И в каком-то смысле выбор языка произволен, но это единственный произвол. В тот момент, когда вы выбрали язык, этот язык дальше навязывает вам свою систему различений, вы уже, находясь в этом языке, вынуждены оперировать его различениями. С этого момента вы — шахматист, принимающий одни решения и отвергающий другие. В этот момент ваше пространство выбора крайне сужено, и оно будет сужаться все больше и больше по мере исследования.

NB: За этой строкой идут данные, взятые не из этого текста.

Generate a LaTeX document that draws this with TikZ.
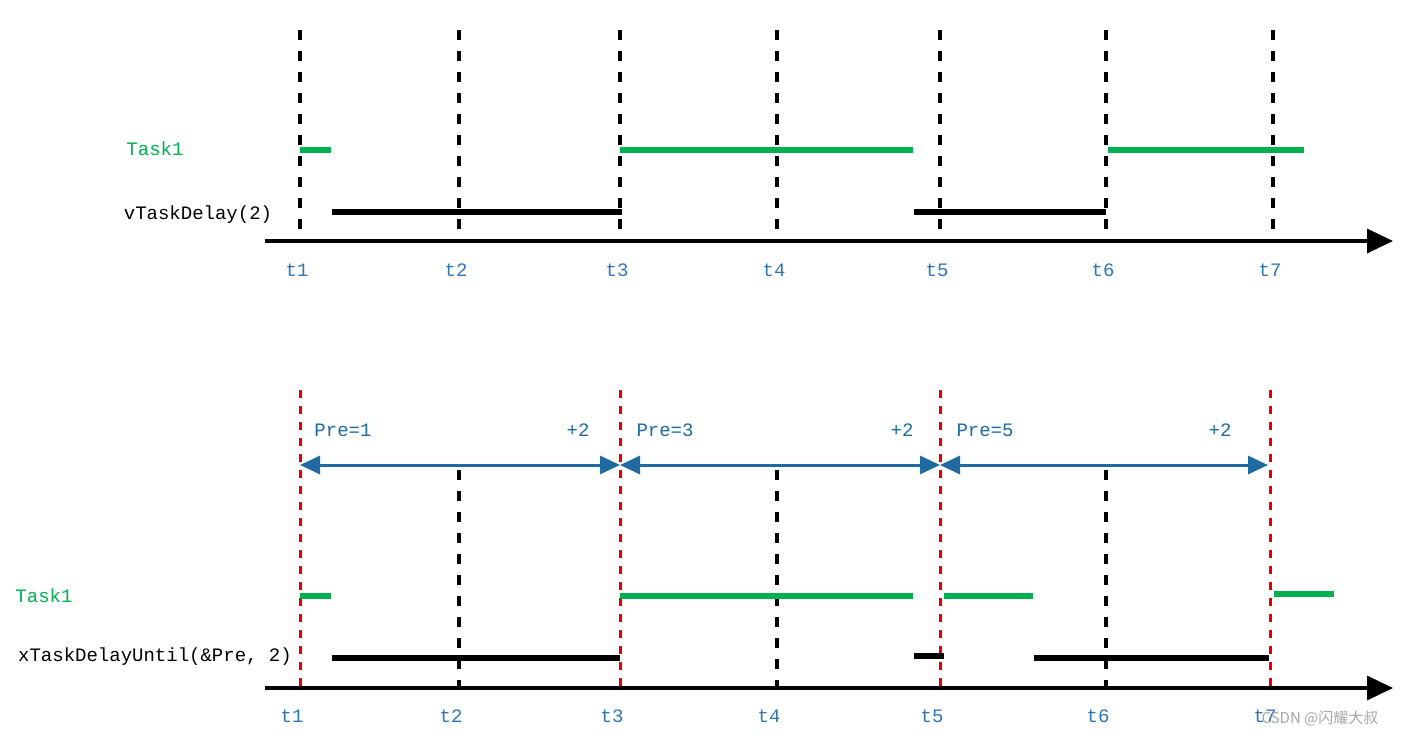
\documentclass[tikz,border=0pt]{standalone}
\usepackage{fontspec}
\setmainfont{Liberation Mono}
\newfontfamily\cjk{Noto Sans CJK SC}
\usetikzlibrary{arrows.meta}
\definecolor{tg}{RGB}{0,176,80}
\definecolor{tb}{RGB}{46,117,182}
\definecolor{ar}{RGB}{31,106,160}
\tikzset{
 vd/.style={line width=3.5pt,dash pattern=on 10pt off 11pt},
 rd/.style={line width=3pt,red!90!black,dash pattern=on 8pt off 8pt},
 gbar/.style={line width=6pt,tg},
 kbar/.style={line width=6pt,black},
 axis/.style={line width=3.5pt,-{Triangle[length=26pt,width=24pt]}},
 tl/.style={text=tb,font=\fontsize{19}{20}\selectfont},
 lab/.style={font=\fontsize{19}{20}\selectfont},
 dbl/.style={line width=3pt,ar,{Triangle[length=20pt,width=18pt]}-{Triangle[length=20pt,width=18pt]}}
}
\begin{document}
\begin{tikzpicture}[x=1pt,y=-1pt]
\useasboundingbox (0,0) rectangle (1401,737);
% top
\foreach \x/\n in {300/1,459/2,620/3,777/4,940/5,1106/6,1273/7}{
 \coordinate (a\n) at (\x,30); \coordinate (b\n) at (\x,240);
 \draw[vd] (a\n)--(b\n);
 \node[tl] (tt\n) at (\x-3,270) {t\n};}
\coordinate (ax0) at (265,241); \coordinate (ax1) at (1393,241);
\draw[axis] (ax0)--(ax1);
\node[lab,text=tg] (task) at (155,149) {Task1};
\node[lab] (vd) at (198,215) {vTaskDelay(2)};
\foreach \a/\b/\y [count=\i] in {300/331/150,620/913/150,1108/1304/150}{
 \coordinate (g\i) at (\a,\y); \coordinate (h\i) at (\b,\y); \draw[gbar] (g\i)--(h\i);}
\foreach \a/\b/\y [count=\i] in {332/622/212,914/1106/212}{
 \coordinate (k\i) at (\a,\y); \coordinate (l\i) at (\b,\y); \draw[kbar] (k\i)--(l\i);}
% bottom
\foreach \x/\n in {300/1,620/3,940/5,1270/7}{
 \coordinate (ra\n) at (\x,390); \coordinate (rb\n) at (\x,690);
 \draw[rd] (ra\n)--(rb\n);}
\foreach \x/\n in {459/2,777/4,1106/6}{
 \coordinate (ba\n) at (\x,470); \coordinate (bb\n) at (\x,688);
 \draw[vd] (ba\n)--(bb\n);}
\foreach \x/\n in {300/1,459/2,620/3,777/4,940/5,1106/6,1273/7}{
 \node[tl] (bt\n) at (\x-8,716) {t\n};}
\coordinate (bx0) at (265,688); \coordinate (bx1) at (1393,688);
\draw[axis] (bx0)--(bx1);
\foreach \a/\b [count=\i] in {300/620,620/940,940/1268}{
 \coordinate (p\i) at (\a,465); \coordinate (q\i) at (\b,465); \draw[dbl] (p\i)--(q\i);}
\foreach \x/\t [count=\i] in {343/Pre=1,578/+2,665/Pre=3,902/+2,985/Pre=5,1220/+2}{
 \node[tl,text=ar] (pl\i) at (\x,430) {\t};}
\node[lab,text=tg] (task2) at (44,596) {Task1};
\node[lab] (xd) at (155,657) {xTaskDelayUntil(\&Pre, 2)};
\foreach \a/\b/\y [count=\i] in {300/331/596,620/913/596,944/1033/596,1274/1334/594}{
 \coordinate (m\i) at (\a,\y); \coordinate (n\i) at (\b,\y); \draw[gbar] (m\i)--(n\i);}
\foreach \a/\b/\y [count=\i] in {332/620/658,914/944/656,1034/1269/658}{
 \coordinate (o\i) at (\a,\y); \coordinate (r\i) at (\b,\y); \draw[kbar] (o\i)--(r\i);}
\node[text=gray!70,font=\fontsize{15}{16}\selectfont\cjk] (wm) at (1320,718) {CSDN @闪耀大叔};
\end{tikzpicture}
\end{document}
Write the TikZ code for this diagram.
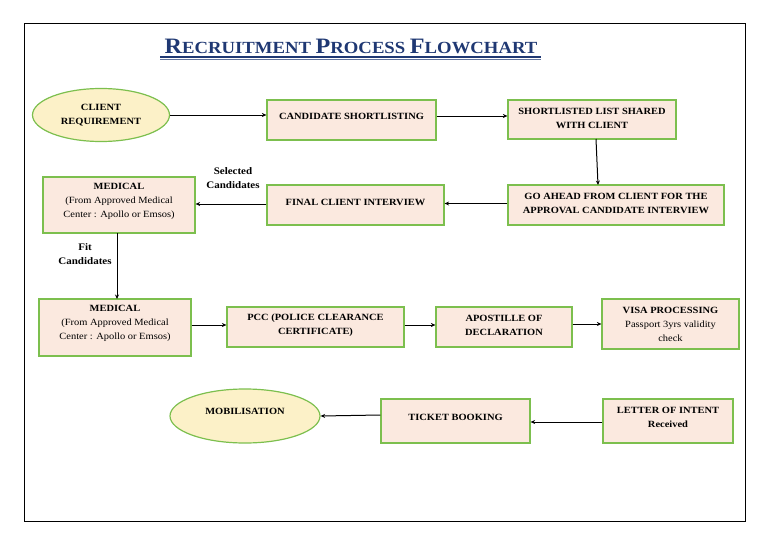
\documentclass[tikz,border=0pt]{standalone}
\usepackage{fontspec}
\setmainfont[FakeStretch=1.1]{Liberation Serif}
\usetikzlibrary{shapes.geometric,arrows.meta}
\definecolor{boxfill}{HTML}{FBE9DF}
\definecolor{ellfill}{HTML}{FCF1C8}
\definecolor{boxline}{HTML}{7CBF4E}
\definecolor{titleblue}{HTML}{1F3873}
\tikzset{
  stepbox/.style={draw=boxline, line width=1.2pt, fill=boxfill, align=center, inner sep=0pt,
    font=\bfseries\fontsize{9.5}{14}\selectfont},
  ellnode/.style={ellipse, draw=boxline, line width=1.2pt, fill=ellfill, align=center, inner sep=0pt,
    font=\bfseries\fontsize{9.5}{14}\selectfont},
  flow/.style={draw=black, line width=1pt, -{Stealth[length=4.5pt,width=4pt]}},
  lbl/.style={font=\bfseries\fontsize{10}{13.5}\selectfont, align=center, inner sep=0pt}
}
\newcommand{\bigc}[1]{{\fontsize{22}{22}\selectfont #1}}
\newcommand{\smc}[1]{{\fontsize{17}{17}\selectfont #1}}
\begin{document}
\begin{tikzpicture}[x=1pt,y=-1pt]
\useasboundingbox (0,0) rectangle (768,543);
\draw[line width=0.8pt] (24,23) rectangle (745,521);
% title
\node[text=titleblue, font=\bfseries, inner sep=0pt, anchor=base] (title) at (351,54)
  {\bigc{R}\smc{ECRUITMENT }\bigc{P}\smc{ROCESS }\bigc{F}\smc{LOWCHART}};
\draw[titleblue, line width=1.1pt] (160,57) -- (541,57);
\draw[titleblue!70, line width=0.6pt] (160,59.5) -- (541,59.5);
% nodes
\node[ellnode, minimum width=137pt, minimum height=53pt, text depth=2pt] (client) at (101,115) {CLIENT\\REQUIREMENT};
\node[stepbox, minimum width=169pt, minimum height=40pt, text depth=8pt] (cand) at (351.5,120) {CANDIDATE SHORTLISTING};
\node[stepbox, minimum width=168pt, minimum height=39pt, text depth=3pt] (short) at (592,119.5) {SHORTLISTED LIST SHARED\\WITH CLIENT};
\node[stepbox, minimum width=216pt, minimum height=40pt, text depth=4pt] (goahead) at (616,205) {GO AHEAD FROM CLIENT FOR THE\\APPROVAL CANDIDATE INTERVIEW};
\node[stepbox, minimum width=177pt, minimum height=40pt, text depth=6pt] (final) at (355.5,205) {FINAL CLIENT INTERVIEW};
\node[stepbox, minimum width=152pt, minimum height=56pt, text depth=10pt] (med1) at (119,205) {MEDICAL\\{\mdseries(From Approved Medical}\\{\mdseries Center : Apollo or Emsos)}};
\node[stepbox, minimum width=152pt, minimum height=57pt, text depth=9.5pt] (med2) at (115,327.5) {MEDICAL\\{\mdseries(From Approved Medical}\\{\mdseries Center : Apollo or Emsos)}};
\node[stepbox, minimum width=177pt, minimum height=40pt, text depth=6.3pt] (pcc) at (315.5,327) {PCC (POLICE CLEARANCE\\CERTIFICATE)};
\node[stepbox, minimum width=136pt, minimum height=40pt, text depth=4pt] (apos) at (504,327) {APOSTILLE OF\\DECLARATION};
\node[stepbox, minimum width=137pt, minimum height=50pt] (visa) at (670.5,324) {VISA PROCESSING\\{\mdseries Passport 3yrs validity}\\{\mdseries check}};
\node[stepbox, minimum width=130pt, minimum height=44pt, text depth=8pt] (loi) at (668,421) {LETTER OF INTENT\\Received};
\node[stepbox, minimum width=149pt, minimum height=44pt, text depth=8pt] (ticket) at (455.5,421) {TICKET BOOKING};
\node[ellnode, minimum width=150pt, minimum height=54pt, text depth=10pt] (mob) at (245,416) {MOBILISATION};
% connectors
\draw[flow] (client.east) -- (cand.west |- client.east);
\draw[flow] (cand.east |- 0,116) -- (short.west |- 0,116);
\draw[flow] (596,139) -- (598,185);
\draw[flow] (goahead.west |- 0,203.5) -- (final.east |- 0,203.5);
\draw[flow] (final.west |- 0,204) -- (med1.east |- 0,204);
\draw[flow] (117,233) -- (117,299);
\draw[flow] (med2.east |- 0,325) -- (pcc.west |- 0,325);
\draw[flow] (pcc.east |- 0,325) -- (apos.west |- 0,325);
\draw[flow] (apos.east |- 0,324) -- (visa.west |- 0,324);
\draw[flow] (loi.west |- 0,422) -- (ticket.east |- 0,422);
\draw[flow] (ticket.west |- 0,415) -- (mob.east);
% labels
\node[lbl] (sel) at (233,178) {Selected\\Candidates};
\node[lbl] (fit) at (85,254) {Fit\\Candidates};
\end{tikzpicture}
\end{document}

Никто не говорит, что выбор языка социологической теории лучше, чем, например, выбор языка здравого смысла или выбор религиозной догматики. Язык религиозной догматики объясняет гораздо больше, язык здравого смысла куда понятнее, а язык социологической теории проигрывает им обоим по всем фронтам. Но это такой язык, который позволяет социологу понять этот мир по-другому, иначе, чем обыватель или глубоко религиозный человек. В каком-то смысле мы отказываемся от куда большего, чем приобретаем. А что мы приобретаем? Мы приобретаем возможность объяснения, потому что объяснение является точно такой же функцией языка, как различение, описание и так далее и тому подобное.